基于解耦注意力与幻影卷积的轻量级人体姿态估计

doi:10.11772/j.issn.1001-9081.2024010099

《计算机应用》唯一官方网站 ›› 2025, Vol. 45 ›› Issue (1): 223-233.DOI: 10.11772/j.issn.1001-9081.2024010099

• 多媒体计算与计算机仿真 • 上一篇下一篇

基于解耦注意力与幻影卷积的轻量级人体姿态估计

陈俊颖¹, 郭士杰¹^,²^,³(), 陈玲玲⁴

^1.复旦大学工程与应用技术研究院，上海 200433
^2.河北工业大学机械工程学院，天津 300130
^3.智能康复装置与检测技术教育部工程研究中心（河北工业大学），天津 300401
^4.河北工业大学人工智能与数据科学学院，天津 300130

收稿日期:2024-01-26 修回日期:2024-03-25 接受日期:2024-03-25 发布日期:2024-05-09 出版日期:2025-01-10
通讯作者: 郭士杰
作者简介:陈俊颖（2000—），男，湖南常德人，硕士研究生，主要研究方向：计算机视觉、人体姿态估计；
陈玲玲（1981—），女，河北张家口人，教授，博士，主要研究方向：计算机视觉、助老助残机器人。
基金资助:
河北省省级科技计划项目(22372001D);河北省自然科学基金资助项目(F2021202021)
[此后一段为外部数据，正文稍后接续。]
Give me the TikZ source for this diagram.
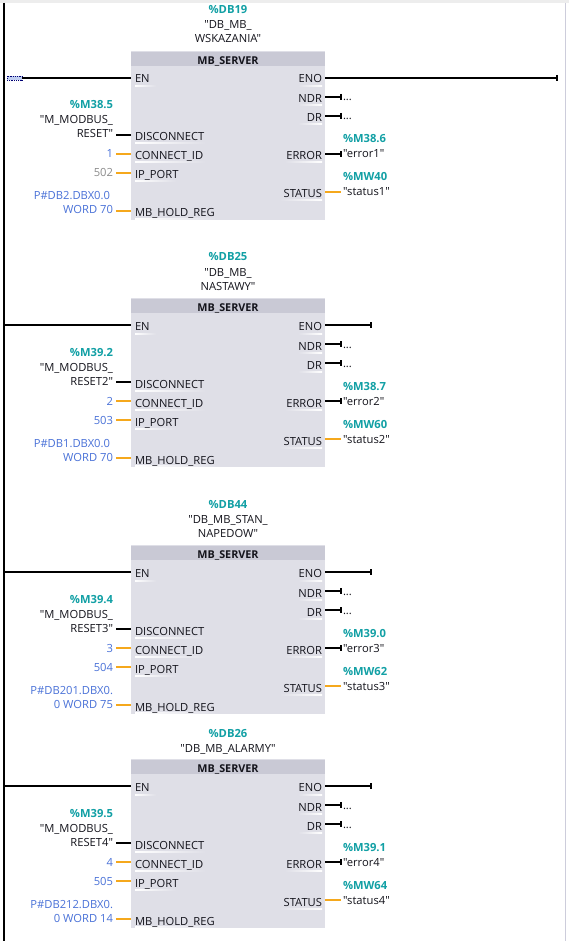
\documentclass[tikz,border=0pt]{standalone}
\usepackage{fontspec}
\setmainfont{Open Sans}[Ligatures=TeXOff]
\definecolor{blockfill}{HTML}{DFDFE7}
\definecolor{headfill}{HTML}{C9C9D5}
\definecolor{tealc}{HTML}{12A0A5}
\definecolor{bluec}{HTML}{4A72D8}
\definecolor{greyc}{HTML}{8C8C8C}
\definecolor{wireo}{HTML}{F5A81C}
\definecolor{edgec}{HTML}{CDCDDB}
\definecolor{inkc}{HTML}{14141C}
\tikzset{
 x=1pt,y=-1pt,
 every node/.style={inner sep=0pt,outer sep=0pt,yshift=-1pt,font=\fontsize{11.2}{11}\selectfont,text=inkc,anchor=base},
 blockbody/.style={fill=blockfill,draw=none,minimum width=194pt,minimum height=169pt,anchor=north west},
 blockhead/.style={fill=headfill,draw=none,minimum width=194pt,minimum height=14pt,anchor=north west},
 pinl/.style={anchor=base west},
 pinr/.style={anchor=base east},
 lab/.style={anchor=base east},
 labl/.style={anchor=base west},
 tealt/.style={text=tealc,font=\fontsize{11.2}{11}\selectfont\bfseries},
 bluet/.style={text=bluec},
 greyt/.style={text=greyc},
 bw/.style={draw=black,line width=2pt},
 ow/.style={draw=wireo,line width=2pt},
 tick/.style={draw=black,line width=1.4pt},
}
% #1 prefix, #2 y shift, #3 connect id, #4 its style, #5 port, #6 its style,
% #7 pointer line 1, #8 pointer line 2, #9 right edge of pointer line 1
\newcommand{\fblock}[9]{%
 \begin{scope}[shift={(0,#2)}]
  \node[blockbody] (#1b) at (131,50) {};
  \node[blockhead] (#1h) at (131,51) {};
  \node[font=\fontsize{10.8}{11}\selectfont\bfseries,anchor=center] (#1name) at (228,60) {MB\_SERVER};
  \foreach \yu/\xa/\xb in {87/135/156,144/135/206,163/135/206,182/135/176,219.5/135/216}{
   \shade[left color=white,right color=blockfill] (\xa,\yu) rectangle (\xb,\yu-1);
  }
  \foreach \yu/\xa/\xb in {87/298/322,106/298/322,125/298/322,163/285/322,201/280/322}{
   \shade[left color=blockfill,right color=white] (\xa,\yu) rectangle (\xb,\yu-1);
  }
  \foreach \ypin/\pname/\pid in {82/EN/en,140/DISCONNECT/dis,159/CONNECT\_ID/cid,178/IP\_PORT/ipp,216/MB\_HOLD\_REG/reg}{
   \node[pinl] (#1\pid) at (135,\ypin) {\pname};
  }
  \foreach \ypin/\pname/\pid in {82/ENO/eno,102/NDR/ndr,121/DR/dr,159/ERROR/err,197/STATUS/sta}{
   \node[pinr] (#1\pid) at (322,\ypin) {\pname};
  }
  \coordinate (#1pdis) at (131,134);
  \coordinate (#1pcid) at (131,153);
  \coordinate (#1pipp) at (131,172);
  \coordinate (#1preg) at (131,210);
  \coordinate (#1pndr) at (325,96);
  \coordinate (#1pdr) at (325,115);
  \coordinate (#1perr) at (325,153);
  \coordinate (#1psta) at (325,191);
  \coordinate (#1qdis) at (116,134);
  \coordinate (#1qcid) at (116,153);
  \coordinate (#1qipp) at (116,172);
  \coordinate (#1qreg) at (116,210);
  \coordinate (#1qndr) at (341,96);
  \coordinate (#1qdr) at (341,115);
  \coordinate (#1qerr) at (341,153);
  \coordinate (#1qsta) at (341,191);
  \path[bw] (#1pdis) -- (#1qdis);
  \path[ow] (#1pcid) -- (#1qcid);
  \path[ow] (#1pipp) -- (#1qipp);
  \path[ow] (#1preg) -- (#1qreg);
  \path[bw] (#1pndr) -- (#1qndr);
  \path[bw] (#1pdr) -- (#1qdr);
  \path[bw] (#1perr) -- (#1qerr);
  \path[ow] (#1psta) -- (#1qsta);
  \draw[tick] (#1qndr)+(0,-3) -- +(0,3);
  \draw[tick] (#1qdr)+(0,-3) -- +(0,3);
  \draw[tick] (#1qerr)+(0,-3) -- +(0,3);
  \node[labl] (#1dndr) at (343,100) {...};
  \node[labl] (#1ddr) at (343,119) {...};
  \node[lab,#4] (#1vcid) at (113,157) {#3};
  \node[lab,#6] (#1vipp) at (113,176) {#5};
  \node[lab,bluet] (#1ptra) at (#9,199) {#7};
  \node[lab,bluet] (#1ptrb) at (113,213) {#8};
 \end{scope}%
}
\begin{document}
\begin{tikzpicture}
\useasboundingbox (0,0) rectangle (569,941);
\fill[white] (0,0) rectangle (569,941);
\fill[black!7] (0,0) rectangle (569,3);
\draw[edgec,line width=1pt] (565,3) -- (565,941);
\draw[black,line width=2.2pt] (4,3) -- (4,941);

% Block 1
\fblock{a}{0}{1}{bluet}{502}{greyt}{P\#DB2.DBX0.0}{WORD 70}{110}
\node[tealt] (adb) at (228,13) {\%DB19};
\node (at1) at (228,28) {"DB\_MB\_};
\node (at2) at (228,42) {WSKAZANIA"};
\node[lab,tealt] (am) at (113,108) {\%M38.5};
\node[lab] (am1) at (113,123) {"M\_MODBUS\_};
\node[lab] (am2) at (113,137) {RESET"};
\node[labl,tealt] (ae) at (343,142) {\%M38.6};
\node[labl] (ae1) at (343,157) {"error1"};
\node[labl,tealt] (as) at (343,180) {\%MW40};
\node[labl] (as1) at (343,195) {"status1"};

% Block 2
\fblock{b}{247}{2}{bluet}{503}{bluet}{P\#DB1.DBX0.0}{WORD 70}{110}
\node[tealt] (bdb) at (228,259) {\%DB25};
\node (bt1) at (228,275) {"DB\_MB\_};
\node (bt2) at (228,289) {NASTAWY"};
\node[lab,tealt] (bm) at (113,355) {\%M39.2};
\node[lab] (bm1) at (113,370) {"M\_MODBUS\_};
\node[lab] (bm2) at (113,384) {RESET2"};
\node[labl,tealt] (be) at (343,389) {\%M38.7};
\node[labl] (be1) at (343,404) {"error2"};
\node[labl,tealt] (bs) at (343,427) {\%MW60};
\node[labl] (bs1) at (343,442) {"status2"};

% Block 3
\fblock{c}{494}{3}{bluet}{504}{bluet}{P\#DB201.DBX0.}{0 WORD 75}{113}
\node[tealt] (cdb) at (228,507) {\%DB44};
\node (ct1) at (228,522) {"DB\_MB\_STAN\_};
\node (ct2) at (228,536) {NAPEDOW"};
\node[lab,tealt] (cm) at (113,602) {\%M39.4};
\node[lab] (cm1) at (113,617) {"M\_MODBUS\_};
\node[lab] (cm2) at (113,631) {RESET3"};
\node[labl,tealt] (ce) at (343,636) {\%M39.0};
\node[labl] (ce1) at (343,651) {"error3"};
\node[labl,tealt] (cs) at (343,674) {\%MW62};
\node[labl] (cs1) at (343,689) {"status3"};

% Block 4
\fblock{d}{708}{4}{bluet}{505}{bluet}{P\#DB212.DBX0.}{0 WORD 14}{113}
\node[tealt] (ddb) at (228,736) {\%DB26};
\node (dt1) at (228,751) {"DB\_MB\_ALARMY"};
\node[lab,tealt] (dm) at (113,816) {\%M39.5};
\node[lab] (dm1) at (113,831) {"M\_MODBUS\_};
\node[lab] (dm2) at (113,845) {RESET4"};
\node[labl,tealt] (de) at (343,850) {\%M39.1};
\node[labl] (de1) at (343,865) {"error4"};
\node[labl,tealt] (ds) at (343,888) {\%MW64};
\node[labl] (ds1) at (343,903) {"status4"};

% Power rail connections
\node[draw=blue!45!black,densely dotted,fill=bluec!35,minimum width=15pt,minimum height=4pt,anchor=west,line width=.8pt] (start) at (7,77) {};
\coordinate (ain) at (131,77);
\coordinate (aout) at (325,77);
\coordinate (aend) at (557,77);
\path[bw] (start) -- (ain);
\path[bw] (aout) -- (aend);
\draw[tick] (aend)+(0,-3) -- +(0,3);
\foreach \p/\yy in {b/324,c/571,d/785}{
 \coordinate (\p rail) at (4,\yy);
 \coordinate (\p in) at (131,\yy);
 \coordinate (\p out) at (325,\yy);
 \coordinate (\p end) at (371,\yy);
 \path[bw] (\p rail) -- (\p in);
 \path[bw] (\p out) -- (\p end);
 \draw[tick] (\p end)+(0,-3) -- +(0,3);
}
\end{tikzpicture}
\end{document}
Lightweight human pose estimation based on decoupled attention and ghost convolution

Junying CHEN¹, Shijie GUO¹^,²^,³(), Lingling CHEN⁴

^1.Academy for Engineering and Technology，Fudan University，Shanghai 200433，China
^2.School of Mechanical Engineering，Hebei University of Technology，Tianjin 300130，China
^3.Intelligent Rehabilitation Devices and Detection Technology Engineering Research Center of the Ministry of Education （Hebei University of Technology），Tianjin 300401，China
^4.School of Artificial Intelligence，Hebei University of Technology，Tianjin 300130，China

Received:2024-01-26 Revised:2024-03-25 Accepted:2024-03-25 Online:2024-05-09 Published:2025-01-10
Contact: Shijie GUO
About author:CHEN Junying， born in 2000， M. S. candidate. His research interests include computer vision， human pose estimation.
CHEN Lingling， born in 1981， Ph. D.， professor. Her research interests include computer vision， robots for the elderly and disabled.
Supported by:
Science and Technology Program of Hebei Province(22372001D);Natural Science Foundation of Hebei Province(F2021202021)

摘要/Abstract

摘要：

随着轻量级网络的发展，人体姿态估计任务得以在计算资源有限的设备上执行，然而，提升精度变得更具有挑战性。这些挑战主要源于网络复杂度与计算资源的矛盾，导致模型在简化时牺牲了表示能力。针对上述问题，提出一种基于解耦注意力和幻影卷积的轻量级人体姿态估计网络（DGLNet）。具体来说，DGLNet以小型高分辨率网络（Small HRNet）模型为基础架构，通过引入解耦注意力机制构建DFDbottleneck模块；采用shuffleblock的结构对基础模块进行重新设计，即用轻量级幻影卷积替代计算量大的点卷积，并利用解耦注意力机制增强模块性能，从而构建DGBblock模块；此外，用幻影卷积和解耦注意力重新构建的深度可分离卷积模块来替代原过渡层模块，从而构建GSCtransition模块，进一步减少计算量并增强特征交互性和提高性能。在COCO验证集上的实验结果显示，DGLNet优于轻量级高分辨率网络（Lite-HRNet），在计算量和参数量不增加的情况下，最高精度达到了71.9%；与常见的轻量级姿态估计网络MobileNetV2和ShuffleNetV2相比，DGLNet在仅使用21.2%和25.0%的计算量情况下分别实现了4.6和8.3个百分点的精度提升；在AP⁵⁰的评价标准上，DGLNet超过了大型高分辨率网络（HRNet）的同时计算量和参数量远小于HRNet。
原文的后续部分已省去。